Sunday, January 01, 2012

Beekeepers Have Low Incidence of Cancer

Honeybees Health Benefits and Cancer
Inform Africa, December 25, 2011

…Beekeepers have the lowest incidence of cancer of all the occupations worldwide. This fact was acknowledged in the annual report of the New York Cancer Research Institute in 1965. Almost half a century ago, the Journal of the National Cancer Institute, Vol. 9(2), Oct., 1948, published a report by William Robinson, M.D., et al., in which it was claimed that bee pollen added to food (in the ratio of 1 part to 10,000) prevented or delayed the appearance of malignant mammary tumour.

L.J. Hayes, M.D had the courage to announce, “Bees sterilise pollen by means of a glandular secretion antagonistic to tumours.” Other doctors, including Sigmund Schmidt, M.D., and Ernesto Contreras, M.D., seem to agree that something in pollen works against cancer.

Dr W. Schweisheimer also said that scientists at the Berlin Cancer Institute in Germany had never encountered a beekeeper with cancer. A French study concerning the cause of death of 1,000 beekeepers included only case of a beekeeper that died of cancer. The incidence of cancer-caused deaths in a group of French farmers was 100 times higher than the group of beekeepers.

Till date, no study has faulted the fact that beekeepers have very low, almost negligible incidence of cancer worldwide. Due to the weight of this fact and coupled with his experience, John Anderson, Professor of beekeeping, University of Aberdeen, unequivocally declared: “Keep bees and eat honey if you want to live long. Beekeepers live longer than anyone else”.

But why and how do bee stings prevent or heal cancer? First, the major component of bee sting venom is mellitin, which has powerful bacterial and cytotoxic properties. The mellitin in bee venom activates two main glands – adrenal cortex and the hypophysis, which in turn begin to secrete hormones that have strong anti-inflammatory effect. Cancer and many other degenerative diseases are often preceded by inflammation. Bee venom also stimulates the immune system and cancer is less likely to gain a foothold in those with strong immune system.

Nothing promotes blood circulation better than the bee venom, which dissolves plaque in blood vessels and flush it out to ensure free flow of blood. Bee venom contains proteins and amino acids (18 of the 20 obligatory amino acids). When small doses of bee venom gets into the blood they compensate for the deficit of amino acids, make active hormones and vitamins, lower the level of cholesterol and have a positive effect on fat metabolism…


Anonymous said...

That is a nice story, but another study in the US indicated that beekepers only have a reduced risk of dying of lung cancer (which could be due to many factors, including fewer smokers), while they die of other types of cancers at pretty much a normal rate.
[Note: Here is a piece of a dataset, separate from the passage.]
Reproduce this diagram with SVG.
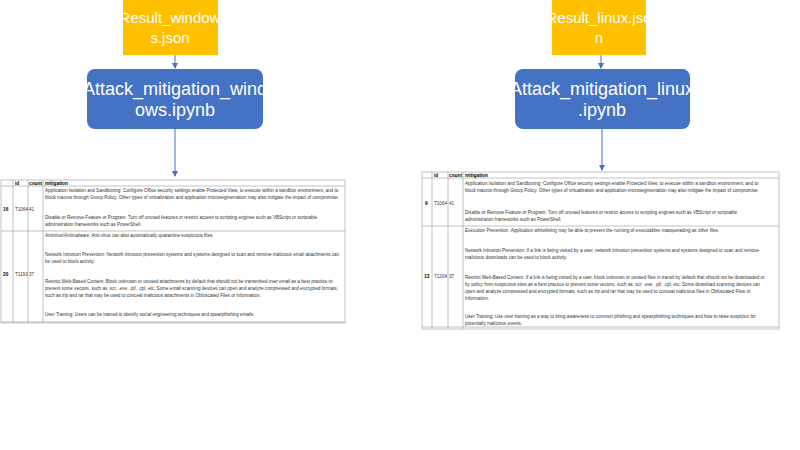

J Occup Med. 1979 Dec;21(12):811-3.

Cancer mortality among beekeepers.

McDonald JA, Li FP, Mehta CR.

Carcinogenic effects of bee venom were evaluated in a mortality study of 580 occupationally exposed beekeepers. The subjects were identified through obituary notices published between 1949 and 1978 in three journals of the U.S. beekeeping industry. Death certificates of beekeepers were examined for causes of mortality, and proportionate mortality ratios were compared with those for the general U.S. population. Beekeepers had a slightly lower than expected fraction of deaths from cancer. The deficit of lung cancers in male beekeepers was significant (p less than 0.05) and may indicate that fewer beekeepers were cigarette smokers. The frequencies of other cancers did not differ significantly from expectation. Non-Hodgkin lymphoma developed in four persons, and was expected in two. Mortality from diseases other than cancer showed no unusual patterns. At least two persons died from accidents directly related to the care of beehives. Analysis of a subgroup of 377 males with major roles in the beekeeping industry showed no substantial differences in distribution of causes of death. This study of beekeepers reveals neither adverse nor beneficial effects of intense exposure to bee stings.

PMID: 536856

Anonymous said...

The 1979 study's mere existence shows a significant failure to properly research. It leaves one wondering whether the rest is true.

As a beekeeper I would love the article to be accurate, but I love the truth more. What are the references for these studies referred to in the article? A few of us would like to read the research.

Anonymous said...

Why would one jump to the conclusion that beekeepers are less likely to be smokers? At least according to "The Bee Movie" beekeepers use tobacco smoke to chill out the bees. If that is true and if second hand smoke is as dangerous as folks believe, you would think that would increase the incidents of lung cancer among beekeepers.

chris said...

you jumped to the conclusion we use tobacco to smoke bees out based on an animated jerry seinfeld comedy. i do not think you are qualified to opine.